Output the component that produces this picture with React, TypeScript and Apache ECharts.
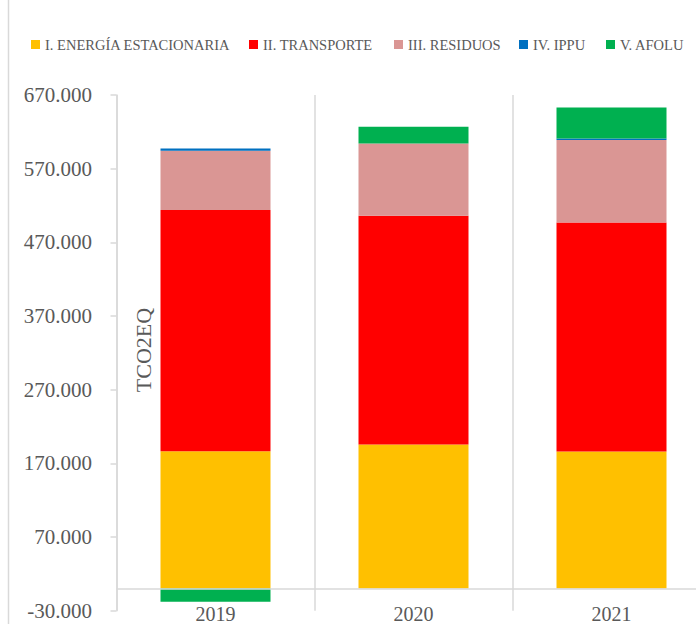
import React, { useEffect, useRef } from "react";
import * as echarts from "echarts";

const years = ["2019", "2020", "2021"];
const seriesNames = [
  "I. ENERGÍA ESTACIONARIA",
  "II. TRANSPORTE",
  "III. RESIDUOS",
  "IV. IPPU",
  "V. AFOLU",
];
const energia = [186500, 195600, 186000];
const transporte = [327300, 310400, 311100];
const residuos = [80500, 98300, 111700];
const ippu = [3200, 0, 2300];
const afolu = [-17900, 22500, 42100];
const seriesColors = ["#FFC000", "#FF0000", "#DA9694", "#0070C0", "#00B050"];
const legendLefts = [31, 249, 394, 519, 606];

const FONT = "Liberation Serif";
const GRAY = "#595959";
const LINE = "#d9d9d9";

function fmt(v: number): string {
  const neg = v < 0;
  const s = Math.abs(Math.round(v)).toString().replace(/\B(?=(\d{3})+(?!\d))/g, ".");
  return (neg ? "-" : "") + s;
}

export default function App() {
  const ref = useRef<HTMLDivElement>(null);
  useEffect(() => {
    if (!ref.current) return;
    const chart = echarts.init(ref.current, undefined, { renderer: "svg" });
    const values = [energia, transporte, residuos, ippu, afolu];
    chart.setOption({
      animation: false,
      backgroundColor: "#ffffff",
      legend: seriesNames.map((n, i) => ({
        data: [n],
        left: legendLefts[i],
        top: 37,
        itemWidth: 9,
        itemHeight: 9,
        icon: "rect",
        selectedMode: false,
        padding: 0,
        textStyle: { fontFamily: FONT, fontSize: 14.5, color: GRAY },
      })),
      grid: {
        left: 116.5,
        width: 594,
        top: 95,
        bottom: 13.3,
        containLabel: false,
        outerBoundsMode: "none",
      },
      xAxis: {
        type: "category",
        data: years,
        axisLine: { show: false },
        axisTick: { show: false },
        splitLine: { show: true, lineStyle: { color: LINE, width: 1.5 } },
        axisLabel: {
          fontFamily: FONT,
          fontSize: 20,
          lineHeight: 20,
          color: GRAY,
          margin: -7,
        },
      },
      yAxis: {
        type: "value",
        min: -30000,
        max: 670000,
        interval: 100000,
        axisLine: { show: true, lineStyle: { color: LINE, width: 1.5 } },
        axisTick: { show: true, length: 6, lineStyle: { color: LINE, width: 1.5 } },
        splitLine: { show: false },
        axisLabel: {
          fontFamily: FONT,
          fontSize: 21,
          color: GRAY,
          margin: 24.5,
          formatter: (v: number) => fmt(v),
        },
      },
      series: seriesNames.map((n, i) => ({
        name: n,
        type: "bar",
        stack: "total",
        barWidth: 110,
        itemStyle: { color: seriesColors[i] },
        data: values[i],
        markLine:
          i === 0
            ? {
                silent: true,
                symbol: ["none", "none"],
                label: { show: false },
                lineStyle: { color: LINE, width: 1.5, type: "solid" },
                data: [{ yAxis: 0 }],
              }
            : undefined,
      })),
      graphic: [
        {
          type: "line",
          shape: { x1: 8.5, y1: 0, x2: 8.5, y2: 624 },
          style: { stroke: LINE, lineWidth: 1.5 },
        },
        {
          type: "text",
          x: 143.5,
          y: 350,
          rotation: Math.PI / 2,
          style: {
            text: "TCO2EQ",
            fontFamily: FONT,
            fontSize: 22,
            fill: GRAY,
            align: "center",
            verticalAlign: "middle",
          },
        },
      ],
    });
    return () => chart.dispose();
  }, []);
  return (
    <div
      ref={ref}
      style={{ position: "fixed", left: 0, top: 0, width: 711, height: 624 }}
    />
  );
}
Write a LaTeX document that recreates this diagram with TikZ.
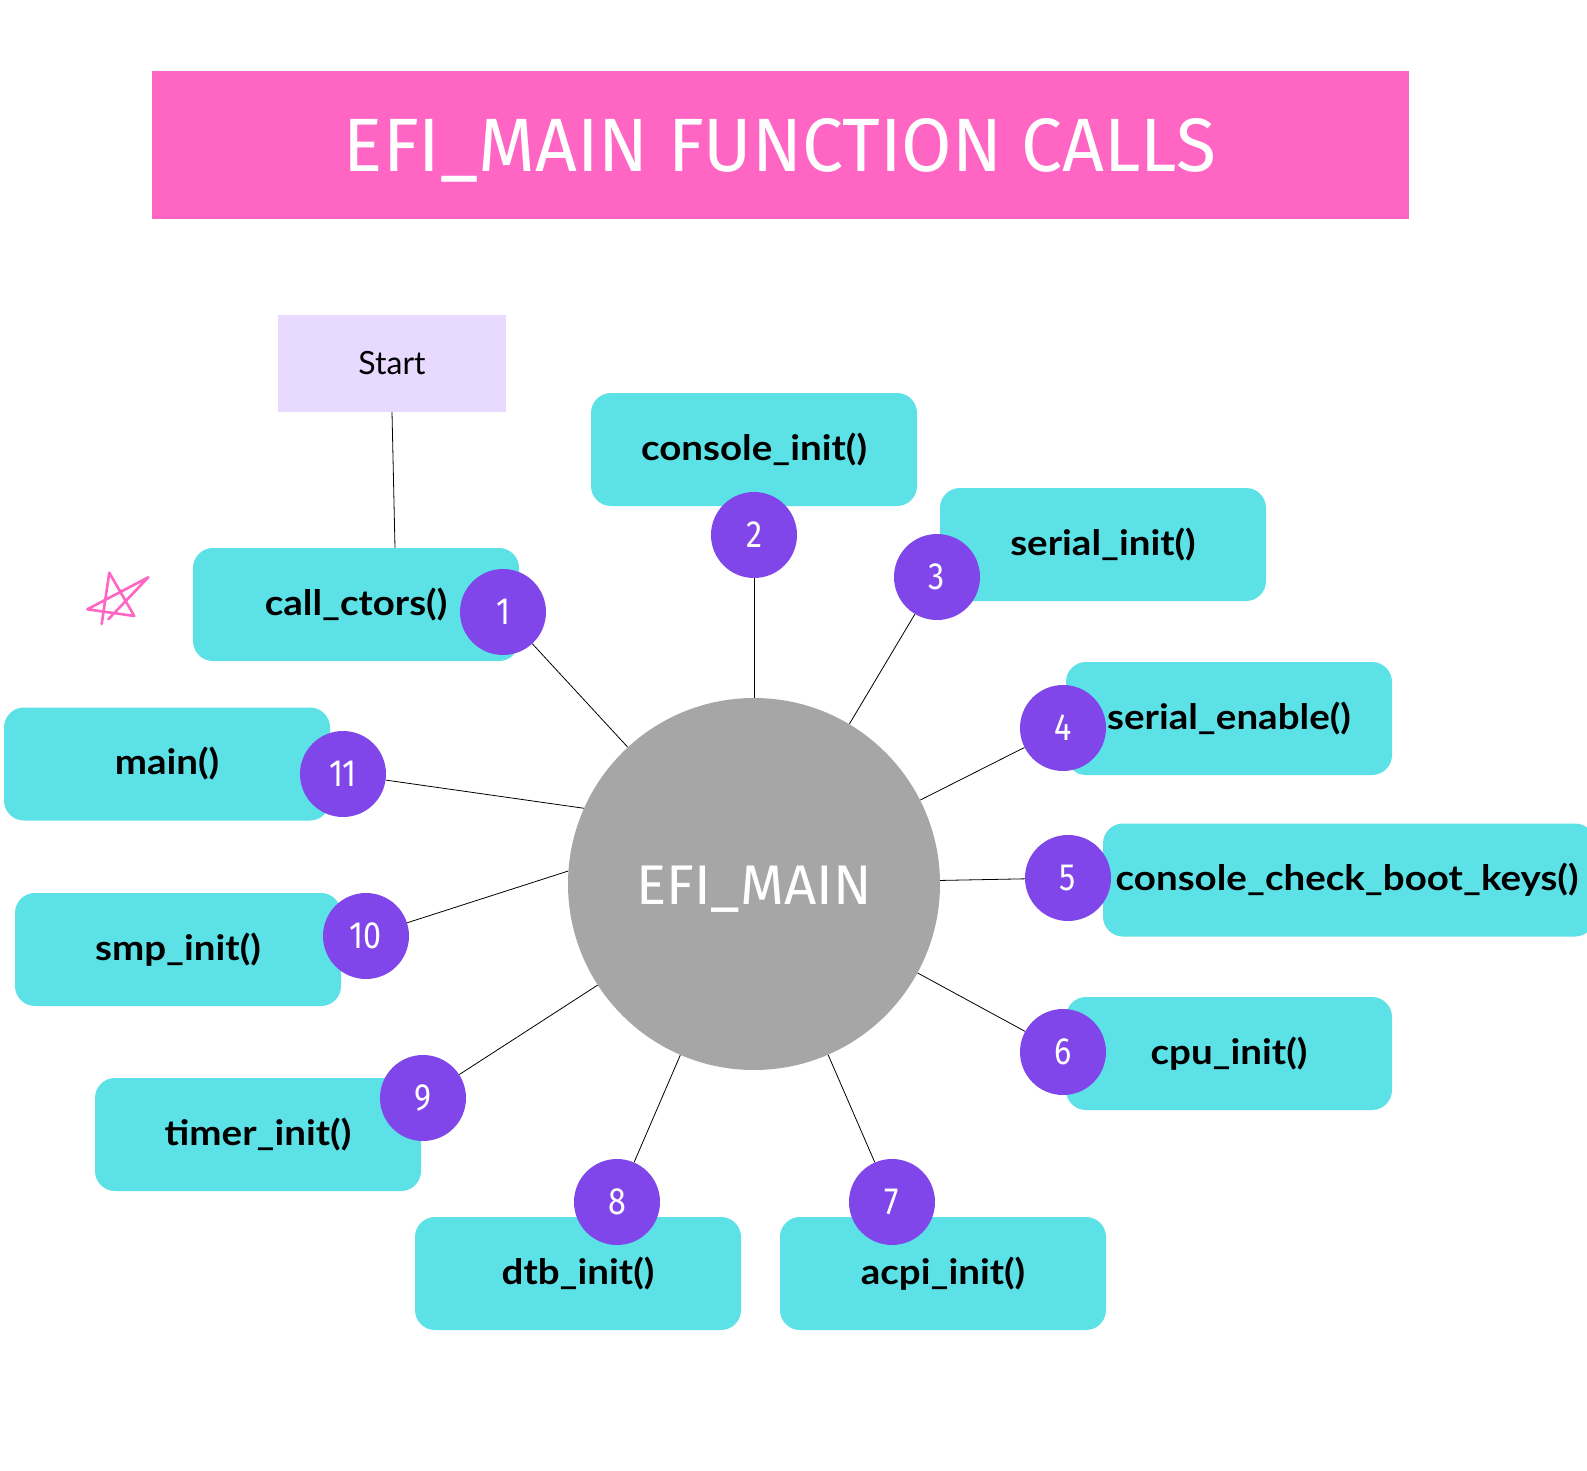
\documentclass[tikz,border=0pt]{standalone}
\usepackage{fontspec}
\usepackage{graphicx}
\setmainfont{Lato}
\newfontfamily\sqfont{Fira Sans}
\usetikzlibrary{backgrounds}
\definecolor{tealbox}{HTML}{5CE1E6}
\definecolor{purp}{HTML}{8046E9}
\definecolor{pinkt}{HTML}{FF66C4}
\definecolor{lav}{HTML}{E8DAFF}
\definecolor{greyc}{HTML}{A6A6A6}
\newcommand\bnum[1]{\scalebox{0.85}[1]{\sqfont\fontsize{38}{38}\selectfont #1}}
\newcommand\fnl[1]{\scalebox{1.1}[1]{\bfseries\fontsize{35}{40}\selectfont #1}}
\tikzset{
  fnbox/.style={fill=tealbox, rounded corners=20pt, minimum width=326pt, minimum height=113pt,
    inner sep=0pt},
  badge/.style={circle, fill=purp, minimum size=86pt, inner sep=0pt, text=white},
  conn/.style={draw=black, line width=0.8pt},
}
\begin{document}
\begin{tikzpicture}[x=1pt,y=-1pt]
\useasboundingbox (0,0) rectangle (1587,1471);
% title
\fill[pinkt] (152,71) rectangle (1409,219);
\node[anchor=base, text=white, inner sep=0pt] (title) at (780,172)
  {\resizebox{872pt}{53pt}{\sqfont EFI\_MAIN FUNCTION CALLS}};
% start
\node[fill=lav, minimum width=228pt, minimum height=97pt, inner sep=0pt,
  font=\fontsize{32}{38}\selectfont] (start) at (392,363.5) {\raisebox{1pt}{Start}};
% boxes
\node[fnbox] (b2) at (754,449.5) {\fnl{console\_init()}};
\node[fnbox] (b3) at (1103,544.5) {\fnl{serial\_init()}};
\node[fnbox] (b1) at (356,604.5) {\fnl{call\_ctors()}};
\node[fnbox] (b4) at (1229,718.5) {\fnl{serial\_enable()}};
\node[fnbox] (b11) at (167,764) {\fnl{main()}};
\node[fnbox, minimum width=492pt] (b5) at (1349,880) {};
\node[inner sep=0pt] (t5) at (1347,880) {\fnl{console\_check\_boot\_keys()}};
\node[fnbox] (b10) at (178,949.5) {\fnl{smp\_init()}};
\node[fnbox] (b6) at (1229,1053.5) {\fnl{cpu\_init()}};
\node[fnbox] (b9) at (258,1134.5) {\fnl{timer\_init()}};
\node[fnbox] (b8) at (578,1273.5) {\fnl{dtb\_init()}};
\node[fnbox] (b7) at (943,1273.5) {\fnl{acpi\_init()}};
% badges
\node[badge] (n1) at (503,612) {\bnum{1}};
\node[badge] (n2) at (754,535) {\bnum{2}};
\node[badge] (n3) at (937,577) {\bnum{3}};
\node[badge] (n4) at (1063,728) {\bnum{4}};
\node[badge] (n5) at (1068,878) {\bnum{5}};
\node[badge] (n6) at (1063,1052) {\bnum{6}};
\node[badge] (n7) at (892,1202) {\bnum{7}};
\node[badge] (n8) at (617,1202) {\bnum{8}};
\node[badge] (n9) at (423,1098) {\bnum{9}};
\node[badge] (n10) at (366,936) {\bnum{10}};
\node[badge] (n11) at (343,774) {\bnum{11}};
% central circle
\node[circle, fill=greyc, minimum size=372pt, inner sep=0pt] (efi) at (754,884) {};
\node[anchor=base, text=white, inner sep=0pt] (efit) at (754,904)
  {\resizebox{235pt}{38.5pt}{\sqfont EFI\_MAIN}};
% connectors
\begin{scope}[on background layer]
\fill[white] (0,0) rectangle (1587,1471);
\draw[conn] (start.south) -- ([xshift=39pt]b1.north);
\foreach \i in {1,...,9} { \draw[conn] (efi) -- (n\i); }
\draw[conn] (efi.176) -- (n10);
\draw[conn] (efi.156) -- (n11);
\end{scope}
% star
\draw[pinkt, line width=2.6pt, line join=round, line cap=round]
  (101.7,624) -- (109.3,572.7) -- (134.3,616) -- (87.3,609.3) -- (148.3,577.3) -- (108.3,619.3);
\end{tikzpicture}
\end{document}
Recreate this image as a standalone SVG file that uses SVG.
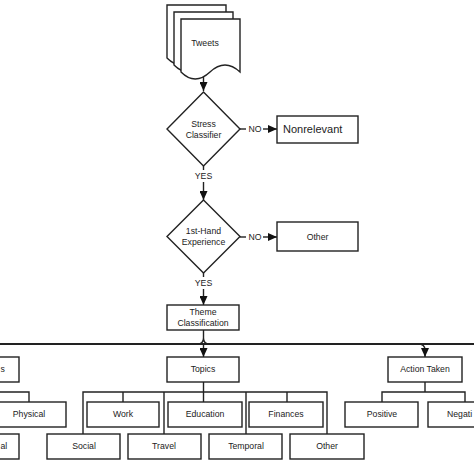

> _Job_
Count the lines above in which the word "with" appears, then state only that count.

> _Exercise solution_
2